= Given instruction =
Any pictures in the records below must be left out when you repeat the lines from the line containing "Convert this chart to Observable Plot code." through the line containing "const curveLabelY = [1.0, 0.4];" exactly.
** start Data section **
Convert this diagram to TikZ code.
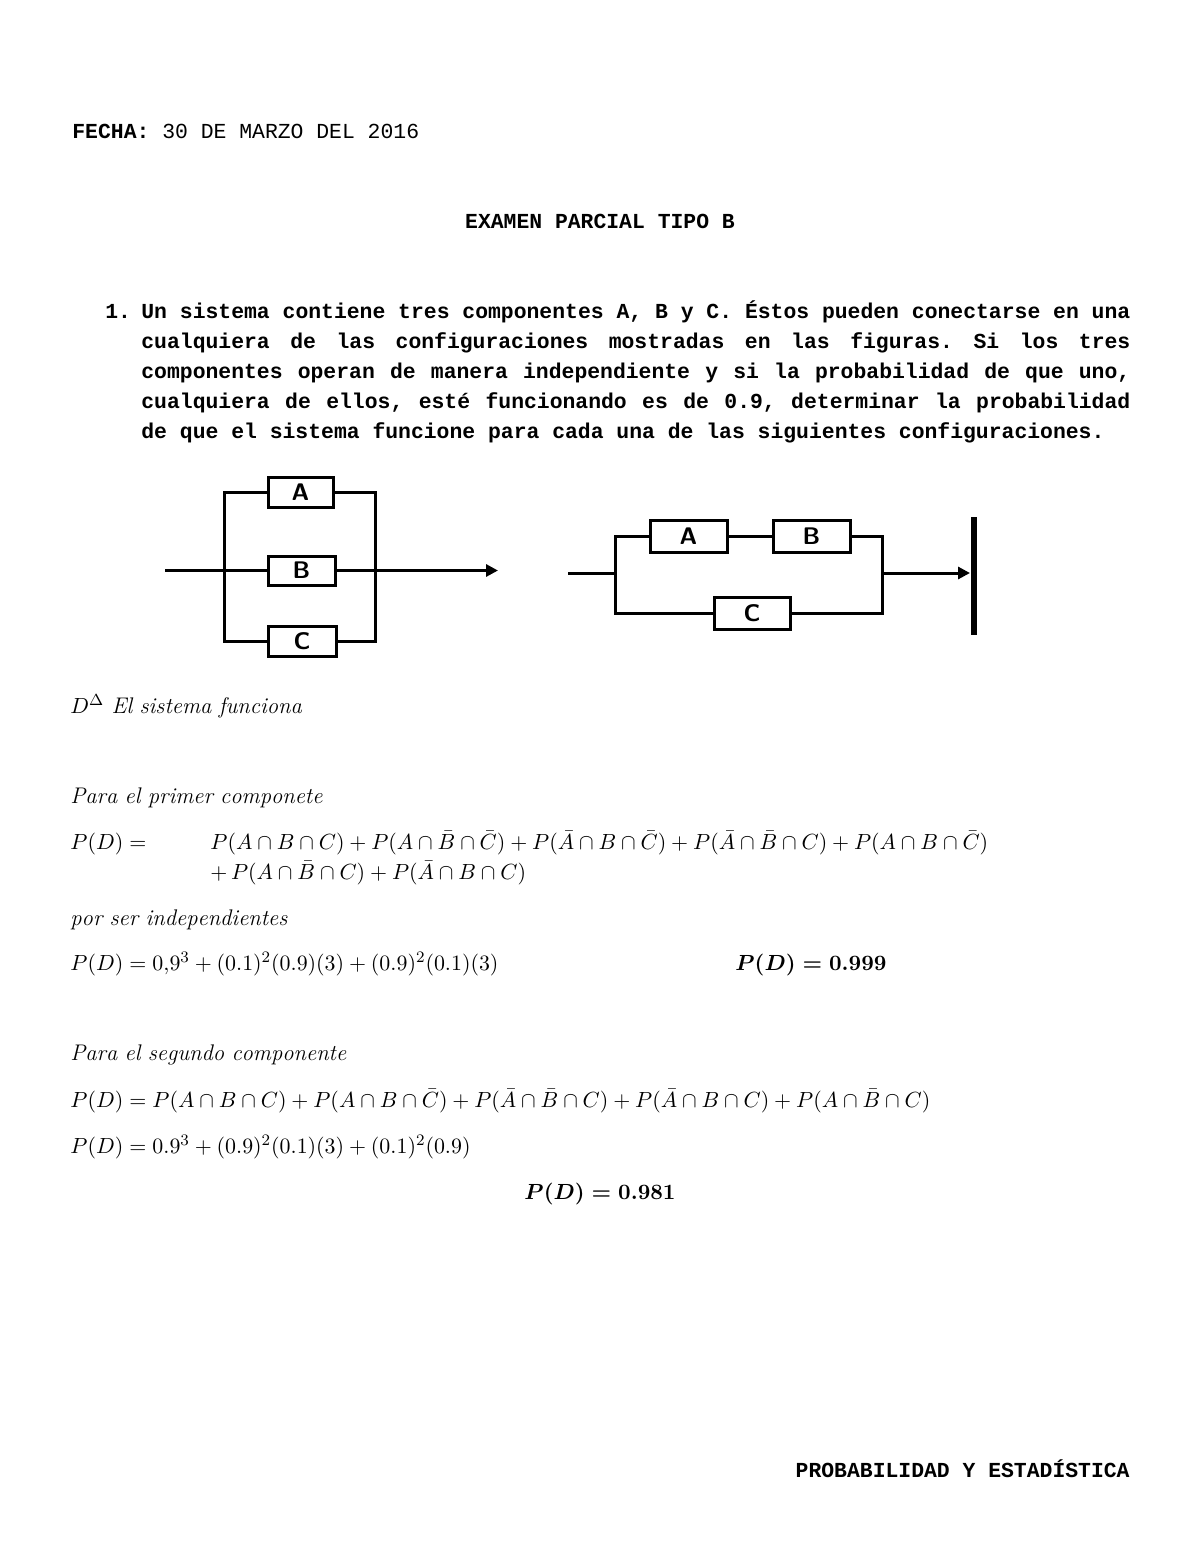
\documentclass[tikz,border=0pt]{standalone}
\usepackage{amsmath}
\usepackage{fontspec}
\newfontfamily\mono{Liberation Mono}
\usetikzlibrary{arrows.meta}
\tikzset{
  wire/.style={line width=1.5pt},
  comp/.style={draw,line width=1.5pt,minimum width=33pt,minimum height=15pt,inner sep=0pt,font=\sffamily\bfseries\large},
  mtext/.style={anchor=base west,inner sep=0pt,font=\fontsize{11.3}{13}\selectfont},
  ttext/.style={anchor=base west,inner sep=0pt,font=\mono\fontsize{10.7}{15}\selectfont}
}
\begin{document}
\frenchspacing
\begin{tikzpicture}[x=0.5pt,y=-0.5pt]
\useasboundingbox (0,0) rectangle (1200,1553);
\fill[white] (0,0) rectangle (1200,1553);
% header text
\node[ttext] (fecha) at (72,138) {\bfseries FECHA:\mdseries{} 30 DE MARZO DEL 2016};
\node[ttext,anchor=base] (title) at (600,228) {\bfseries EXAMEN PARCIAL TIPO B};
\node[ttext] (num) at (105,318) {\bfseries 1.};
\node[ttext,anchor=north west,text width=494.5pt,align=justify] (par) at (141,300)
 {\bfseries\frenchspacing\spaceskip=0.6em plus 0.6em\relax
 Un sistema contiene tres componentes A, B y C. Éstos pueden conectarse en una\linebreak
 cualquiera de las configuraciones mostradas en las figuras. Si los tres\linebreak
 componentes operan de manera independiente y si la probabilidad de que uno,\linebreak
 cualquiera de ellos, esté funcionando es de 0.9, determinar la probabilidad\linebreak
 de que el sistema funcione para cada una de las siguientes configuraciones.};
% diagram 1
\node[comp,minimum width=32.5pt] (a1) at (300.5,492) {A};
\node[comp,minimum width=33.5pt,minimum height=14.5pt] (b1) at (301.5,570.5) {B};
\node[comp,minimum width=34pt] (c1) at (302,641) {C};
\coordinate (l1t) at (224,492); \coordinate (l1b) at (224,641);
\coordinate (r1t) at (375,492); \coordinate (r1b) at (375,641);
\coordinate (in1) at (165,570.5); \coordinate (out1) at (498,570.5);
\draw[wire] (a1.west) -- (l1t) -- (l1b) -- (c1.west);
\draw[wire] (a1.east) -- (r1t) -- (r1b) -- (c1.east);
\draw[wire] (in1) -- (b1.west);
\draw[wire,-{Triangle[length=6pt,width=6pt]}] (b1.east) -- (out1);
% diagram 2
\node[comp,minimum width=38.5pt,minimum height=16pt] (a2) at (688.5,536) {A};
\node[comp,minimum width=38.5pt,minimum height=16pt] (b2) at (811.5,536) {B};
\node[comp,minimum width=38pt,minimum height=16pt] (c2) at (752,613) {C};
\coordinate (l2t) at (615,536); \coordinate (l2b) at (615,613);
\coordinate (r2t) at (882,536); \coordinate (r2b) at (882,613);
\coordinate (in2) at (568,573); \coordinate (l2m) at (615,573);
\coordinate (r2m) at (882,573); \coordinate (out2) at (970,573);
\draw[wire] (a2.west) -- (l2t) -- (l2b) -- (c2.west);
\draw[wire] (a2.east) -- (b2.west);
\draw[wire] (b2.east) -- (r2t) -- (r2b) -- (c2.east);
\draw[wire] (in2) -- (l2m);
\draw[wire,-{Triangle[length=6pt,width=6pt]}] (r2m) -- (out2);
\coordinate (bart) at (974,517); \coordinate (barb) at (974,635);
\draw[line width=3pt] (bart) -- (barb);
% math text
\node[mtext] (def) at (70,713) {$D^{\Delta}\ \mathit{El\ sistema\ funciona}$};
\node[mtext] (p1) at (70,803) {$\mathit{Para\ el\ primer\ componete}$};
\node[mtext] (pd1) at (70,849) {$P(D) =$};
\node[mtext] (e1) at (210,849) {$P(A\cap B\cap C)+P(A\cap \bar B\cap \bar C)+P(\bar A\cap B\cap \bar C)+P(\bar A\cap \bar B\cap C)+P(A\cap B\cap \bar C)$};
\node[mtext] (e2) at (210,879) {$+\,P(A\cap \bar B\cap C)+P(\bar A\cap B\cap C)$};
\node[mtext] (ind) at (70,925) {$\mathit{por\ ser\ independientes}$};
\node[mtext] (e3) at (70,970) {$P(D) = 0{,}9^3+(0.1)^2(0.9)(3)+(0.9)^2(0.1)(3)$};
\node[mtext] (r1) at (735,970) {$\boldsymbol{P(D) = 0.999}$};
\node[mtext] (p2) at (70,1060) {$\mathit{Para\ el\ segundo\ componente}$};
\node[mtext] (e4) at (70,1107) {$P(D) = P(A\cap B\cap C)+P(A\cap B\cap \bar C)+P(\bar A\cap \bar B\cap C)+P(\bar A\cap B\cap C)+P(A\cap \bar B\cap C)$};
\node[mtext] (e5) at (70,1153) {$P(D) = 0.9^3+(0.9)^2(0.1)(3)+(0.1)^2(0.9)$};
\node[mtext,anchor=base] (r2) at (600,1199) {$\boldsymbol{P(D) = 0.981}$};
\node[ttext,anchor=base east] (foot) at (1130,1477) {\bfseries PROBABILIDAD Y ESTADÍSTICA};
\end{tikzpicture}
\end{document}
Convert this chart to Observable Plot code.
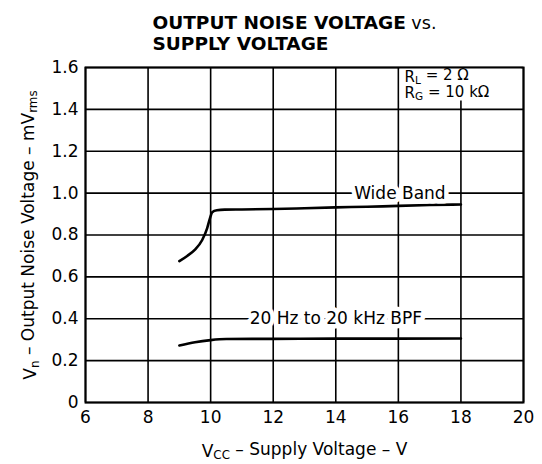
<!DOCTYPE html>
<html>
<head>
<meta charset="utf-8">
<script src="https://cdn.jsdelivr.net/npm/d3@7"></script>
<script src="https://cdn.jsdelivr.net/npm/@observablehq/plot@0.6"></script>
<style>
  html, body { margin: 0; padding: 0; background: white; }
  #chart { width: 542px; height: 464px; }
</style>
</head>
<body>
<div id="chart"></div>
<script>
// ---- data ----
const xTicks = [6, 8, 10, 12, 14, 16, 18, 20];
const yTicks = [0, 0.2, 0.4, 0.6, 0.8, 1.0, 1.2, 1.4, 1.6];
const yTickLabels = ["0", "0.2", "0.4", "0.6", "0.8", "1.0", "1.2", "1.4", "1.6"];

const wideBandX = [9.0, 9.25, 9.5, 9.73, 9.89, 9.98, 10.05, 10.2, 10.45, 11, 12, 13, 14, 15, 16, 17, 18];
const wideBandY = [0.675, 0.70, 0.73, 0.776, 0.833, 0.881, 0.909, 0.918, 0.921, 0.922, 0.924, 0.928, 0.932, 0.935, 0.939, 0.943, 0.946];

const bpfX = [9.0, 9.5, 10.0, 10.5, 12, 14, 16, 18];
const bpfY = [0.272, 0.288, 0.298, 0.303, 0.304, 0.305, 0.305, 0.306];

const curveLabels = ["Wide Band", "20 Hz to 20 kHz BPF"];
const curveLabelX = [16.05, 14.0];
const curveLabelY = [1.0, 0.4];

const legendLines = ["RL = 2 Ω", "RG = 10 kΩ"];
const legendY = [1.556, 1.478];
const legendX = 16.2;
const legendBox = {x1: 16.06, x2: 19.94, y1: 1.44, y2: 1.595};

const titleText = "OUTPUT NOISE VOLTAGE vs.\nSUPPLY VOLTAGE";
const xLabel = "VCC – Supply Voltage – V";
const yLabel = "Vn – Output Noise Voltage – mVrms";

// text pieces: [text, style] where style 1 = subscript, 2 = lighter/smaller
const subscriptParts = {
  "VCC – Supply Voltage – V": [["V", 0], ["CC", 1], [" – Supply Voltage – V", 0]],
  "Vn – Output Noise Voltage – mVrms": [["V", 0], ["n", 1], [" – Output Noise Voltage – mV", 0], ["rms", 1]],
  "RL = 2 Ω": [["R", 0], ["L", 1], [" = 2 Ω", 0]],
  "RG = 10 kΩ": [["R", 0], ["G", 1], [" = 10 kΩ", 0]],
  "OUTPUT NOISE VOLTAGE vs.": [["OUTPUT NOISE VOLTAGE", 0], [" vs.", 2]]
};

// ---- build tables ----
const wideBand = wideBandX.map((x, i) => ({x, y: wideBandY[i]}));
const bpf = bpfX.map((x, i) => ({x, y: bpfY[i]}));
const labels = curveLabels.map((t, i) => ({t, x: curveLabelX[i], y: curveLabelY[i]}));
const legend = legendLines.map((t, i) => ({t, y: legendY[i]}));

const font = "DejaVu Sans, sans-serif";

const chart = Plot.plot({
  width: 542,
  height: 464,
  marginTop: 67,
  marginBottom: 62,
  marginLeft: 85,
  marginRight: 19,
  style: {fontFamily: font, fontSize: "17px", color: "black", background: "white"},
  x: {domain: [6, 20]},
  y: {domain: [0, 1.6]},
  marks: [
    Plot.gridX(xTicks, {stroke: "black", strokeOpacity: 1, strokeWidth: 1.6}),
    Plot.gridY(yTicks, {stroke: "black", strokeOpacity: 1, strokeWidth: 1.6}),
    Plot.rect([legendBox], {x1: "x1", x2: "x2", y1: "y1", y2: "y2", fill: "white"}),
    Plot.line(wideBand, {x: "x", y: "y", stroke: "black", strokeWidth: 2.6, curve: "monotone-x"}),
    Plot.line(bpf, {x: "x", y: "y", stroke: "black", strokeWidth: 2.6, curve: "monotone-x"}),
    Plot.text(labels, {x: "x", y: "y", text: "t", fill: "black", stroke: "white", strokeWidth: 9,
      fontSize: 17, style: "letter-spacing:1.4px"}),
    Plot.text(legend, {x: () => legendX, y: "y", text: "t", textAnchor: "start", fill: "black", fontSize: 15,
      style: "letter-spacing:1.2px"}),
    Plot.frame({stroke: "black", strokeWidth: 2}),
    Plot.axisX({ticks: xTicks, tickSize: 0, tickPadding: 8, fontSize: 17,
      label: xLabel, labelAnchor: "center", labelOffset: 54, labelArrow: false}),
    Plot.axisY({ticks: yTicks, tickFormat: (d) => yTickLabels[yTicks.indexOf(d)], tickSize: 0, tickPadding: 7, fontSize: 17,
      label: yLabel, labelAnchor: "center", labelOffset: 62, labelArrow: false}),
    Plot.text([titleText], {frameAnchor: "top-left", dx: 67, dy: -54, textAnchor: "start", lineAnchor: "top",
      lineHeight: 1.15, fontSize: 18.5, fontWeight: "bold"})
  ]
});

// rebuild texts that need subscripts as tspans
d3.select(chart).selectAll("text, tspan").each(function() {
  const parts = subscriptParts[this.textContent];
  if (!parts) return;
  const el = d3.select(this);
  el.text(null);
  let prevSub = false;
  for (const [s, kind] of parts) {
    const ts = el.append("tspan").text(s);
    const sub = kind === 1;
    if (kind === 2) ts.attr("font-weight", "normal").attr("font-size", "95%");
    if (sub && !prevSub) ts.attr("dy", "0.25em").attr("font-size", "70%");
    else if (sub) ts.attr("font-size", "70%");
    else if (prevSub) ts.attr("dy", "-0.25em");
    prevSub = sub;
  }
});

document.getElementById("chart").appendChild(chart);
</script>
</body>
</html>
** end Data section **
= The output =
Convert this chart to Observable Plot code.
<!DOCTYPE html>
<html>
<head>
<meta charset="utf-8">
<script src="https://cdn.jsdelivr.net/npm/d3@7"></script>
<script src="https://cdn.jsdelivr.net/npm/@observablehq/plot@0.6"></script>
<style>
  html, body { margin: 0; padding: 0; background: white; }
  #chart { width: 542px; height: 464px; }
</style>
</head>
<body>
<div id="chart"></div>
<script>
// ---- data ----
const xTicks = [6, 8, 10, 12, 14, 16, 18, 20];
const yTicks = [0, 0.2, 0.4, 0.6, 0.8, 1.0, 1.2, 1.4, 1.6];
const yTickLabels = ["0", "0.2", "0.4", "0.6", "0.8", "1.0", "1.2", "1.4", "1.6"];

const wideBandX = [9.0, 9.25, 9.5, 9.73, 9.89, 9.98, 10.05, 10.2, 10.45, 11, 12, 13, 14, 15, 16, 17, 18];
const wideBandY = [0.675, 0.70, 0.73, 0.776, 0.833, 0.881, 0.909, 0.918, 0.921, 0.922, 0.924, 0.928, 0.932, 0.935, 0.939, 0.943, 0.946];

const bpfX = [9.0, 9.5, 10.0, 10.5, 12, 14, 16, 18];
const bpfY = [0.272, 0.288, 0.298, 0.303, 0.304, 0.305, 0.305, 0.306];

const curveLabels = ["Wide Band", "20 Hz to 20 kHz BPF"];
const curveLabelX = [16.05, 14.0];
const curveLabelY = [1.0, 0.4];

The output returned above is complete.